<<<<

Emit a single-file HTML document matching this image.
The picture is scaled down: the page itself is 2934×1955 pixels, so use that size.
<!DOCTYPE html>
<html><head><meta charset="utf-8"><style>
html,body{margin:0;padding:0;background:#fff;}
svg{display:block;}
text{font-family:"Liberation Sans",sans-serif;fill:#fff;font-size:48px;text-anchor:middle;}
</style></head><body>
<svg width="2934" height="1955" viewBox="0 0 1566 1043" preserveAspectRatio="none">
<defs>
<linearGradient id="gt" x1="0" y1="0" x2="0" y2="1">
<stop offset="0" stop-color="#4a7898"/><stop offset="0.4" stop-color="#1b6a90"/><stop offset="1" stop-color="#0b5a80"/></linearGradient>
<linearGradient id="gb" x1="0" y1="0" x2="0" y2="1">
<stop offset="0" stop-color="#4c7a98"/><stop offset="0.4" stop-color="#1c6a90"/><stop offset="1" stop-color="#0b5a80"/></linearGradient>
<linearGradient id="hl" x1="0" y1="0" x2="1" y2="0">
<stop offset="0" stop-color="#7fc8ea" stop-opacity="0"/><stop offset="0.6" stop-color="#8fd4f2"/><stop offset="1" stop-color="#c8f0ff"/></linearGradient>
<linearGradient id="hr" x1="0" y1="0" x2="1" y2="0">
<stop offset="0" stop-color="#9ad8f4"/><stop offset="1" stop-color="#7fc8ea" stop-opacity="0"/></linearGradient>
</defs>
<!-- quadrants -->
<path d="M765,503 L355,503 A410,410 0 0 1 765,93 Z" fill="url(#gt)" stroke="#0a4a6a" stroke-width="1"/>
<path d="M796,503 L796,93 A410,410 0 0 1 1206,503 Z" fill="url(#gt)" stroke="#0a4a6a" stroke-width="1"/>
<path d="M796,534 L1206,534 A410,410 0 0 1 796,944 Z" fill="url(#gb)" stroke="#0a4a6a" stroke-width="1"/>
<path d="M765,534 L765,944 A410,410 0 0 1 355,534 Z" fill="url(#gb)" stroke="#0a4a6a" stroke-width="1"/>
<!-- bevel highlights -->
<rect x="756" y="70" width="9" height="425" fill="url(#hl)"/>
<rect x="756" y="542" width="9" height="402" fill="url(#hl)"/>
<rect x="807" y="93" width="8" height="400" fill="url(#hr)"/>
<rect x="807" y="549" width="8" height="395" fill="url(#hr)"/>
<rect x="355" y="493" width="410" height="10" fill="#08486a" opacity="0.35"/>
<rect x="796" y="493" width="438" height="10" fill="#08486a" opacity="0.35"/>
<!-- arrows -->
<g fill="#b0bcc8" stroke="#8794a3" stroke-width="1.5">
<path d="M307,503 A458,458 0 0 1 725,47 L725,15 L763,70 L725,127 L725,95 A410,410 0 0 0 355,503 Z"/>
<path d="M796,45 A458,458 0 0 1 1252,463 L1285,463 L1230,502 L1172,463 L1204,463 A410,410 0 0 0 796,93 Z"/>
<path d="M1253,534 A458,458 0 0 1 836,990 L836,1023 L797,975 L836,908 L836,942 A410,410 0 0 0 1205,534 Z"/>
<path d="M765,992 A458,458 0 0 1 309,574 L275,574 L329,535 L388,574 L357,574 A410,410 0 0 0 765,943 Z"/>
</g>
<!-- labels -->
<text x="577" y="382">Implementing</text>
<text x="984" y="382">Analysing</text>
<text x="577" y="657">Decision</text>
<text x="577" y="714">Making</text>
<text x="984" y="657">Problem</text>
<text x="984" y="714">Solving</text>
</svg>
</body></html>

>>>>
<<<<

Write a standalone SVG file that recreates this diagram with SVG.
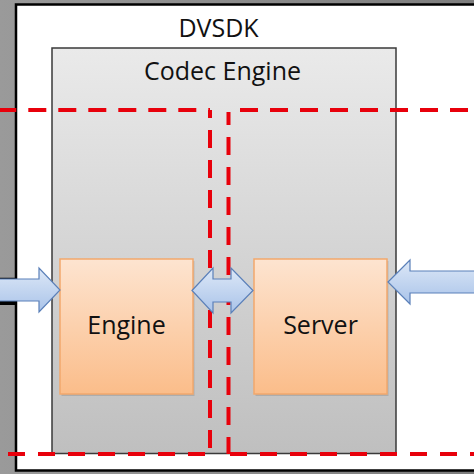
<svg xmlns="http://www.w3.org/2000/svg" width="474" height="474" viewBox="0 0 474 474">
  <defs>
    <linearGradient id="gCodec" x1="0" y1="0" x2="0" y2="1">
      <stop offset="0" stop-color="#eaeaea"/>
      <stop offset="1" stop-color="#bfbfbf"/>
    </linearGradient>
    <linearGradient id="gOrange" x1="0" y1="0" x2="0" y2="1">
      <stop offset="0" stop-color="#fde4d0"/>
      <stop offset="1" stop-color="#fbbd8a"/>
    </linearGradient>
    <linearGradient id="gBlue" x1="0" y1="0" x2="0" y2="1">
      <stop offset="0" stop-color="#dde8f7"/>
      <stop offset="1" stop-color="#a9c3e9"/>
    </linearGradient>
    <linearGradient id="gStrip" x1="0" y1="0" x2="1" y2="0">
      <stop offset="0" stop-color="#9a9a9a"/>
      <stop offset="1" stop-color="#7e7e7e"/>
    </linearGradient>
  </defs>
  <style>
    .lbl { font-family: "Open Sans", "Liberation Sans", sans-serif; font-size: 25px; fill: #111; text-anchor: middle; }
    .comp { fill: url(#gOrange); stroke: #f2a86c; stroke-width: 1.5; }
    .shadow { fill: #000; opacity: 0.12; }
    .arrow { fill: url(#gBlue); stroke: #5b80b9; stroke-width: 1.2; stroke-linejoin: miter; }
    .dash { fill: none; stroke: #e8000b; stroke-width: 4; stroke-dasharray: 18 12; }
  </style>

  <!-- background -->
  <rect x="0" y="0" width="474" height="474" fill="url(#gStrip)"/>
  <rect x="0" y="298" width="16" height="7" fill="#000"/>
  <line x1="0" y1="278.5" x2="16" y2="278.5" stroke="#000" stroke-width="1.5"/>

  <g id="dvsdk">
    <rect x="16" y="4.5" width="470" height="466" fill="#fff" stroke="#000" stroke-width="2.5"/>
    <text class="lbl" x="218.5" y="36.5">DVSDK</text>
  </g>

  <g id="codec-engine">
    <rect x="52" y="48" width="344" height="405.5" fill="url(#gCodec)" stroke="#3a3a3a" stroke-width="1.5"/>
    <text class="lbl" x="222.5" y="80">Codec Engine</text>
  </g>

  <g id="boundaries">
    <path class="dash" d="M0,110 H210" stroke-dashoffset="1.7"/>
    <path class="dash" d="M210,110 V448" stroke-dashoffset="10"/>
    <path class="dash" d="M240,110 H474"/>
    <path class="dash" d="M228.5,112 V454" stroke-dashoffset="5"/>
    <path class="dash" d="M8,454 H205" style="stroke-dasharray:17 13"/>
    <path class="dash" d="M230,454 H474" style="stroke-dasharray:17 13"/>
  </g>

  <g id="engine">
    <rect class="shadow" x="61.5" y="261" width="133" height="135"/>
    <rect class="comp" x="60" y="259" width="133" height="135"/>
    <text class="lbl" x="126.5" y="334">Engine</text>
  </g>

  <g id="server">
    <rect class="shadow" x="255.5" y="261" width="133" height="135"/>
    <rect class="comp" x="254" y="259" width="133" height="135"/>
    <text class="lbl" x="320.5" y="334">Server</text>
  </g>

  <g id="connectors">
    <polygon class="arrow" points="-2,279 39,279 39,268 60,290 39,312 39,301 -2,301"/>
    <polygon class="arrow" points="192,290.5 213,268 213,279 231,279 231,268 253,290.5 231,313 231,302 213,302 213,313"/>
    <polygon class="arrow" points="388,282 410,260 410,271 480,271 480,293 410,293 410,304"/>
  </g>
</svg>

>>>>

Which lines in the listing above hold the word "that"? Show each of them.

The picture is scaled down: the page itself is 2934×1955 pixels, so use that size.
Write a standalone SVG file that recreates this diagram with SVG.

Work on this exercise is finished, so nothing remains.